We have just concluded a general election and the incumbent has gotten a renewed mandate. Do you think the electorate understand the powers they have over those who govern them?
I don’t think so. Our citizens are also up against tremendous forces. You saw all the resources deployed towards voters suppression during ‘ the elections. It was immense and in many places people were beaten up; thugs were deployed; soldiers and other uniformed personnel went for a showdown to destroy votes and injure people who were trying to vote. They attacked voters, dispersed them, engage in mass thumb printing and all of that none sense.
So, citizens are up against lot of obstacles and when citizens are impoverished at the scale we have it here in Nigeria, it takes a lot from them.
I don’t blame Nigerian citizens because when you are up against the kind of arsenal of cynicism and political nihilism they face, there isn’t so much you can do.
How far do you think we have fared in to key sectors like education and health during this period?
You listened to the Minister of Education, Adamu Adamu apologising the other day for not being able to address the issue of out of school children. When he came on board and launched his Education Strategy, he promised to cut down on the number of out of school children. When President Muhammadu Buhari hosted the Education Summit in 2017, he gave the number of out of school children as 13.5million. In 2010, the figure was about 10 million and as we speak the number is said to have risen to about 15million.
Now that is the number of children who will be recruited into all manner of social vices. Out of that number, most of them are actually from northern Nigeria. So we’ve got an hemispheric education crisis. But it’s actually a crisis across the board of skills in the country.
Is there any hope in the horizon?
The picture is not looking bright. I think we need to admit that Nigeria’s immediate prospects are tough. The structural fundamentals are difficult, the demographics and economic fundamentals are difficult and leadership prospects don’t offer any realistic choices in terms of being able to see leaders who will make the kinds of difficult decisions needed to take us out of this situation.
There is only so much you can borrow your way out of this mess. We are growing debts at such a page that in the short term, we are not going to have the resources to be able to do any other thing beyond repaying debts and servicing government’s overheads.
After that nothing else can work. According to available statistics, we are now a nation of 201 million people and we are going to be about 350 million people in the next 20 years.
At that time, where are we going to get the money enough to feed, clothe and educate and provide healthcare for all our population? By the way, at that point, oil is not going to be a major financier of our economy because the Europeans and North Americans are downgrading fossil fuel.

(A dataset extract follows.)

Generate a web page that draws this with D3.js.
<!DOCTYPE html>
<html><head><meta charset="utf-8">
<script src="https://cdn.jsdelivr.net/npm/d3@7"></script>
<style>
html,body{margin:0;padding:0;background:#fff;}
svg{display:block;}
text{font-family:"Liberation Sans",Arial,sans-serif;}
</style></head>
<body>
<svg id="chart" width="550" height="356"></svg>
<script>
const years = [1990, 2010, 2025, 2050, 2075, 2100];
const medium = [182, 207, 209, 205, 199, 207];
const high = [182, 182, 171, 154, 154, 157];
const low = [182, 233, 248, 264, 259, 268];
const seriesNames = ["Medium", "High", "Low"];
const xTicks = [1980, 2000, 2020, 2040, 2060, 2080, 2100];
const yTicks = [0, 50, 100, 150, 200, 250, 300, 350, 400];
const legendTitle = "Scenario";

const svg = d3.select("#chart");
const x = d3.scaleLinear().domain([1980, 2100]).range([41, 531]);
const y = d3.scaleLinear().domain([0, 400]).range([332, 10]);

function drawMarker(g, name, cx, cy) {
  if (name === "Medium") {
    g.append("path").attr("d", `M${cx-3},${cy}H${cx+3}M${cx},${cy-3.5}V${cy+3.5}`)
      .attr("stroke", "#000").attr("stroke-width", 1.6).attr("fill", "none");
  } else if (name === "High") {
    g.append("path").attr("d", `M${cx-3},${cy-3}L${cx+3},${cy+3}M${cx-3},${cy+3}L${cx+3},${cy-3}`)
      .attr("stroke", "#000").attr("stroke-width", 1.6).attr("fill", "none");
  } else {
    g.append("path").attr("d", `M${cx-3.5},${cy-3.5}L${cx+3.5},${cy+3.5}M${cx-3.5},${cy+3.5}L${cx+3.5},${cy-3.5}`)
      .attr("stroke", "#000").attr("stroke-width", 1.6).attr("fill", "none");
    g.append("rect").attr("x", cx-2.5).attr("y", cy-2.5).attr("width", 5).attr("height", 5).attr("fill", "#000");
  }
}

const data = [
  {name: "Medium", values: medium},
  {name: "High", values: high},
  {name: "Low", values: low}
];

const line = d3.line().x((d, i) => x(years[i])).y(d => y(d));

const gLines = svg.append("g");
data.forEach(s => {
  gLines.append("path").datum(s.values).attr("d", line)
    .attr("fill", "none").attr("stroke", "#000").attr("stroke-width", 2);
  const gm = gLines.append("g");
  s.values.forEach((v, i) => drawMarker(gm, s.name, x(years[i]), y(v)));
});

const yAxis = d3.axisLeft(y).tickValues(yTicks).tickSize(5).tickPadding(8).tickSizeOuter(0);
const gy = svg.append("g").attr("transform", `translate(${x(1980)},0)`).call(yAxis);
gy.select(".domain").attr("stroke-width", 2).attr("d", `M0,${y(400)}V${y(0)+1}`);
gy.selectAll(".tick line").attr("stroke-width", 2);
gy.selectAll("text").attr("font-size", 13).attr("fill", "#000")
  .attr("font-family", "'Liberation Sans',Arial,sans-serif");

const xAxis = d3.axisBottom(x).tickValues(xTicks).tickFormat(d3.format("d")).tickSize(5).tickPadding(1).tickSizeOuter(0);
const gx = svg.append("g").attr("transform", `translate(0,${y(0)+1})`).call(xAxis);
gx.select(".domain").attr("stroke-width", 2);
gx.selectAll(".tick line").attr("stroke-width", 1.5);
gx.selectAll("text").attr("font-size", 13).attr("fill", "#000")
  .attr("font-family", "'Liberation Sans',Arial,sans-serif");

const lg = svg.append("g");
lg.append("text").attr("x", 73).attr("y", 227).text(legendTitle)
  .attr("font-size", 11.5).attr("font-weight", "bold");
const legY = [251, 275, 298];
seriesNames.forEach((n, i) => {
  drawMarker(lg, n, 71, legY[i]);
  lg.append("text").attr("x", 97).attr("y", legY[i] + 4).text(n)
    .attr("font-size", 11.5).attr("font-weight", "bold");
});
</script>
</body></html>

Hydrocarbons are beginning to look like they are going to be the major feature of the rest of the world. Therefore, our earnings from oil are going to come down and we are not growing our gas resources to the extent that it can replace crude oil or create some transition from condensate to gas. That is going to be a crisis for us. Sadly, it doesn’t seem to be engaging the attention of our leaders.

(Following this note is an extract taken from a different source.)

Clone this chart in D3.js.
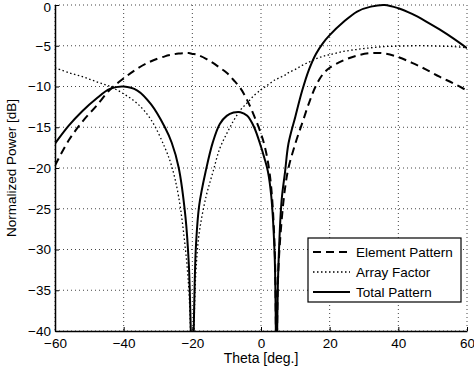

You’ve analysed our situation and concluded that there is a crisis in the horizon. What do you advise Nigerians to do to avert the looming danger?
If we all think that our country is great the way it is, we should continue being docile. If we don’t think it is, then we should do something. When President Buhari came to power in 2015, the common belief was that: Oh, his body language is fantastic. You know, if you want to boil tea and you look at his body language, it will boil the tea for you. If you have fertility problems in your household, just look at his body language and there will be pregnancies everywhere in your compound. Quite clearly, that body language has not been able to get us out of our insecurity, our economic problems or any of our challenges. It has not been able to get budgets passed at the right time. We are signing the budget for this year on the 28th of May; that’s nearly half of the year gone. The body language of the President has not been able to get us anywhere.
On my view, that is because the President has not shown that he cares about anything.
Nigerians have had to scream, drag and fight for everything. Why do we have to do that?
Imagine a whole four years, there was not one cabinet reshuffle. No minister was moved from anything to anywhere except where somebody died and you just tell another person to just look after that place.
Things are so bad that the President doesn’t even care to replace ministers who have left the government.
So why am I going to tell him anything. There is nothing I tell him that will make any meaning. It’s a waste of saliva.
What do you think is the solution to these challenges bedevilling Nigeria?
Leadership needs to change. You can’t do much in an atmosphere like this one. In my language, the word for leadership is ochichi while the word for darkness is ochichiri. It therefore means that it is not a long distance to travel from the failure of leadership to darkness. The worst thing that can happen to any people is to have bad leadership, terrible leadership and incapable leadership. When leadership is as incapable as it is on a vast scale in Nigeria, you’re on your way to darkness. It is not an accident that NEPA is also NEPA and associated not with light but darkness. It is all because leadership is not working in Nigeria. Leadership is the first thing we got to fix. If we fix it and fix our institutions, we stand a chance but if we don’t, we don’t stand a chance. It us as simple and as practical as that. Nothing is going to save us if we fail to do the right things. All these business of agitation that once the President comes from my part of the country, everything will be fine is a lie. Look at northern Nigeria, nearly every security chief today is from northern Nigeria. Has that made northern Nigeria any safer? No. So this is not a matter about where leadership comes from, it is about the quality of the leadership and what they choose to do with the power in their hands. As for the next cabinet, if he likes let h appoint everybody from his village to every position in Nigeria, if he does not change the fundamentals, nothing will change.
He’s got to find good people from everywhere because they are indeed everywhere across Nigeria. It is those good people that can help you but if you continue all of these things we are doing now, this country is going to go down. I mean this version of Nigeria will not survive. I want to make it clear.
Nigeria can work but the version that we have now cannot work unless we do something. Is it possible for Nigeria to work as a nation? Yes. Is this version of Nigeria. That we are practicing likely to work? No.
Where do you see Nigeria in the next 20 years?
I don’t even know whether I would be alive in the next twenty years. So I don’t know where this country will be. Frankly, I don’t know. If we continue on the current trajectory, we may not have a Nigeria in the next 20 years. That’s my fear. So we need to change the trajectory in order to sustain this project because these young people of these days are not going to have the patience that the present generation has to save the country.